Public Works and Government Services Canada

Public Works and Government Services Canada

February 15, 2010 14:00 ET

Government of Canada Receives Award for Halifax Heritage Project

HALIFAX, NOVA SCOTIA--(Marketwire - Feb. 15, 2010) -

Editor's note: A photo for this release is available via Marketwire's website.

The Government of Canada today received the Built Heritage Award from the Nova Scotia Heritage Trust for the Repair Project on the seven-storey tower of the Dominion Public Building in downtown Halifax. The building, with its domed roof topped with the Canadian flag, is a prominent part of the city skyline.

"The Dominion Public Building has dutifully served Canadians, public servants and the Government of Canada for over 70 years," said the Honourable Rona Ambrose, Minister of Public Works and Government Services Canada. "This repair and conservation project ensures it will continue to do so for many years to come."

The two-year, $8 million project was completed in the summer of 2009 by Masontech, the primary contractor for the repair project. Masontech had to number, remove and then replace all 2,693 sandstone blocks from the tower, which encompasses the eighth to the fourteenth floors of the building. Some of the stones weighed as much as 900 kg. Included were eight six-foot-high seahorse sculptures that adorn the tower near the roofline. The domed tower also received a new copper roof in keeping with the original finish.

"It was never our intention to 'preserve' the Dominion Public Building in a time capsule, but to restore the building's structural integrity while retaining its essential heritage value so that it could continue to function as an efficient and attractive asset in Halifax's downtown core long into the future," said Minister Ambrose.

The award will be presented in a ceremony at Halifax Hall, located in Halifax City Hall, at 3:00 p.m. on Heritage Day, February 15, 2010.


Bedford Row Tower Project

The Dominion Public Building at 1713 Bedford Row, Halifax completed in 1936, originally served as a sorting station and administrative offices for Canada Post until 1990. With its distinctive domed tower, it was the first 'skyscraper' to be constructed in Halifax. The structure is one of only two federal government buildings completed in the then British Commonwealth during the brief reign of Edward the Eighth. The Dominion Public Building has been designated as a "Recognized" federal heritage building and is also a Registered Municipal Heritage Property. A four-storey addition was constructed using sympathetic materials in the early 1960s.

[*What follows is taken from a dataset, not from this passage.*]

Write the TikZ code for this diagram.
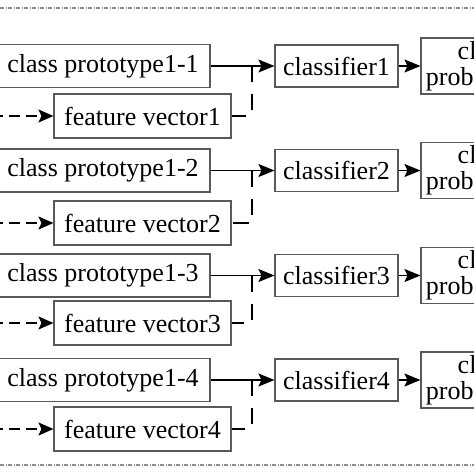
\documentclass[tikz,border=0pt]{standalone}
\usepackage{fontspec}
\setmainfont{Liberation Serif}
\usetikzlibrary{arrows.meta}
\tikzset{
  box/.style={draw=black!65, line width=1.1pt, inner sep=0pt, minimum height=43pt,
    font=\fontsize{26}{26}\selectfont, text=black},
  outbox/.style={box, minimum height=56pt, minimum width=124pt, align=center,
    font=\fontsize{26}{26}\selectfont},
  flowarrow/.style={line width=1.4pt, -{Stealth[length=16pt,width=13pt,inset=3pt]}},
  dasharrow/.style={line width=1.4pt, dash pattern=on 11pt off 6pt, -{Stealth[length=15pt,width=13pt,inset=3pt]}},
  dashlink/.style={line width=1.4pt, dash pattern=on 16pt off 12pt},
  sepline/.style={draw=black!45, line width=1.1pt, dash pattern=on 4pt off 1.5pt on 1pt off 1.5pt}
}
\begin{document}
\begin{tikzpicture}[x=1pt,y=-1pt]
\useasboundingbox (0,0) rectangle (474,474);
\clip (0,0) rectangle (474,474);
\path[sepline] (0,8) coordinate (sl1) -- (474,8) coordinate (sr1);
\path[sepline] (0,465) coordinate (sl2) -- (474,465) coordinate (sr2);
\foreach \i/\yc/\yf in {1/66/116, 2/170.5/223, 3/275.5/323, 4/380/429} {
  \node[box, minimum width=214pt] (cp\i) at (103,\yc) {class prototype1-\i};
  \node[box, minimum width=177pt, minimum height=44pt] (fv\i) at (142.5,\yf) {feature vector\i};
  \node[box, minimum width=123pt, minimum height=42pt] (cl\i) at (336.5,\yc) {classifier\i};
  \node[outbox] (out\i) at (483,\yc) {class\\probability};
  \coordinate (in\i) at (-8,\yf);
  \coordinate (j\i) at (252,\yc);
  \draw[dasharrow] (in\i) -- (fv\i.west);
  \draw[flowarrow] (cp\i.east) -- (cl\i.west);
  \draw[flowarrow] (cl\i.east) -- (out\i.west);
  \draw[dashlink] (j\i) |- (fv\i.east);
}
\end{tikzpicture}
\end{document}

The exterior is clad with granite at ground level and Wallace sandstone on the remaining fourteen floors. The decorative motifs evoke the Art Deco period from the cast bronze panels depicting fish, an automobile, train and ship to the geometric and somewhat Egyptian style motifs in sandstone surrounding the main entrance. The Federal Coat of Arms is displayed in relief on a raised parapet above the entrance. Eight nine-foot tall seahorses adorn the tower itself.

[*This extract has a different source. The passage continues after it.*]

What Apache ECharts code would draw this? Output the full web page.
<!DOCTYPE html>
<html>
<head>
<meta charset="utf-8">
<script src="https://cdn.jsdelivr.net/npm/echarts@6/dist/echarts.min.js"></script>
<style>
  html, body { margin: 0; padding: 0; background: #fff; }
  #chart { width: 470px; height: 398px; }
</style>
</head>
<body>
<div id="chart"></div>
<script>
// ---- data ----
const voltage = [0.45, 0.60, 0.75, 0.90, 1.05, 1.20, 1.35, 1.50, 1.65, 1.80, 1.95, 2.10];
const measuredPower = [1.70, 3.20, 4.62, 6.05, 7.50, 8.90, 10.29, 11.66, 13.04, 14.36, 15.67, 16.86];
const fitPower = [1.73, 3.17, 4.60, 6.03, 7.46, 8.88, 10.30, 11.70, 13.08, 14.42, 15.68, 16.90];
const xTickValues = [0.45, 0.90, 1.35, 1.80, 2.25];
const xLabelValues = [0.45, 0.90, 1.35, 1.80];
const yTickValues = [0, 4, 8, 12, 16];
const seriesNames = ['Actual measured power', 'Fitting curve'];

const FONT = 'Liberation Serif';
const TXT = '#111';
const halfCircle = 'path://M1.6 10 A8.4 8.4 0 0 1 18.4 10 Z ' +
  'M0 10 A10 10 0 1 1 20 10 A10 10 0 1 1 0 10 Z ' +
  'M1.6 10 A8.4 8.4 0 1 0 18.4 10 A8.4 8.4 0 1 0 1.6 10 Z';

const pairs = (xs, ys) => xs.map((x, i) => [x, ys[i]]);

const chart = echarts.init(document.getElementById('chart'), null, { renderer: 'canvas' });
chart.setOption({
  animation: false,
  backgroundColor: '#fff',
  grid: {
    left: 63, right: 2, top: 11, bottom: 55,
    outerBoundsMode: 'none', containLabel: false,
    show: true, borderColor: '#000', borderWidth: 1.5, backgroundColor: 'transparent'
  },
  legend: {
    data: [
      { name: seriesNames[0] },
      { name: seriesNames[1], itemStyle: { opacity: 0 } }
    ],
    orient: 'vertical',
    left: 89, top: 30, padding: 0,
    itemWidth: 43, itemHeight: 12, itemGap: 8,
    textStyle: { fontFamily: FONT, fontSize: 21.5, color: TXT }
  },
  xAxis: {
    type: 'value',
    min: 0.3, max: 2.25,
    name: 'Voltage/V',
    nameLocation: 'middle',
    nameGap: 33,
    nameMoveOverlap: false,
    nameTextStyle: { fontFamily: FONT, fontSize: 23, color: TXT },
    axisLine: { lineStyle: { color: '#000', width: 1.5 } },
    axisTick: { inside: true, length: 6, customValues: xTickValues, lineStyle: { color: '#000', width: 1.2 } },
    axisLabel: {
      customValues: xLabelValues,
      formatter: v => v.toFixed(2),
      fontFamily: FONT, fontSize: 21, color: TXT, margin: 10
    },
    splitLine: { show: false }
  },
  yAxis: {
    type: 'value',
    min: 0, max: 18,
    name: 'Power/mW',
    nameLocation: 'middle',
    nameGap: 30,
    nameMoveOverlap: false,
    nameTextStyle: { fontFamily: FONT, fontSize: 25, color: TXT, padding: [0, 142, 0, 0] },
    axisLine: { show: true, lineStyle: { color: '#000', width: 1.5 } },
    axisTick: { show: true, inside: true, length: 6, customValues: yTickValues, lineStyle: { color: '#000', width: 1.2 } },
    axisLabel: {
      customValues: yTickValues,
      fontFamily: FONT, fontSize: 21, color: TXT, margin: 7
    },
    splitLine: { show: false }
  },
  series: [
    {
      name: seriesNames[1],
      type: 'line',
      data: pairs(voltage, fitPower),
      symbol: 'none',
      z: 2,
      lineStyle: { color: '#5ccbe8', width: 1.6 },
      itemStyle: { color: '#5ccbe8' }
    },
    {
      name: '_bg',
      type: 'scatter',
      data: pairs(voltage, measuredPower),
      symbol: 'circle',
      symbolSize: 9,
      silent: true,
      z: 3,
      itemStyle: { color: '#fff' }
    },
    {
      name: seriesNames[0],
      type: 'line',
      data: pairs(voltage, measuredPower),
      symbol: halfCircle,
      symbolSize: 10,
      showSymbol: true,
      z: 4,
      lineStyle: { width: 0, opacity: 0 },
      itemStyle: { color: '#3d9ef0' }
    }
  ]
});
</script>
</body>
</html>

In 1991, Public Works and Government Services Canada completed a major renovation to convert the Dominion Public Building to general-purpose office space. At that time the main lobby areas were restored to their former glory. The hexagonal brass light fixtures were rescued from the basement, repaired and reinstalled. Perimeter marble walls were dismantled and remounted in their original positions. Brass postal wickets and doors were restored. Other special details including marble seahorse and shell mosaics, brass grills and terrazzo depictions of the Bluenose and compass have been preserved. In 1993, the department was awarded a Citation from the Nova Scotia Lieutenant Governor for Adaptive Reuse and Restoration of the Dominion Public Building.

Since then, severe water leakage affected the structural frame and masonry anchorages in the tower. Rusting of masonry anchors resulted in some displacement of the sandstone cladding compounded by the effects of freeze/thaw. Although intermittent and localized repointing was performed on the exterior of the Tower, the root cause of stone displacement and joint failure was not addressed. Restoration has prevented serious displacement of the stonework and maintained the safety of the general public and building users.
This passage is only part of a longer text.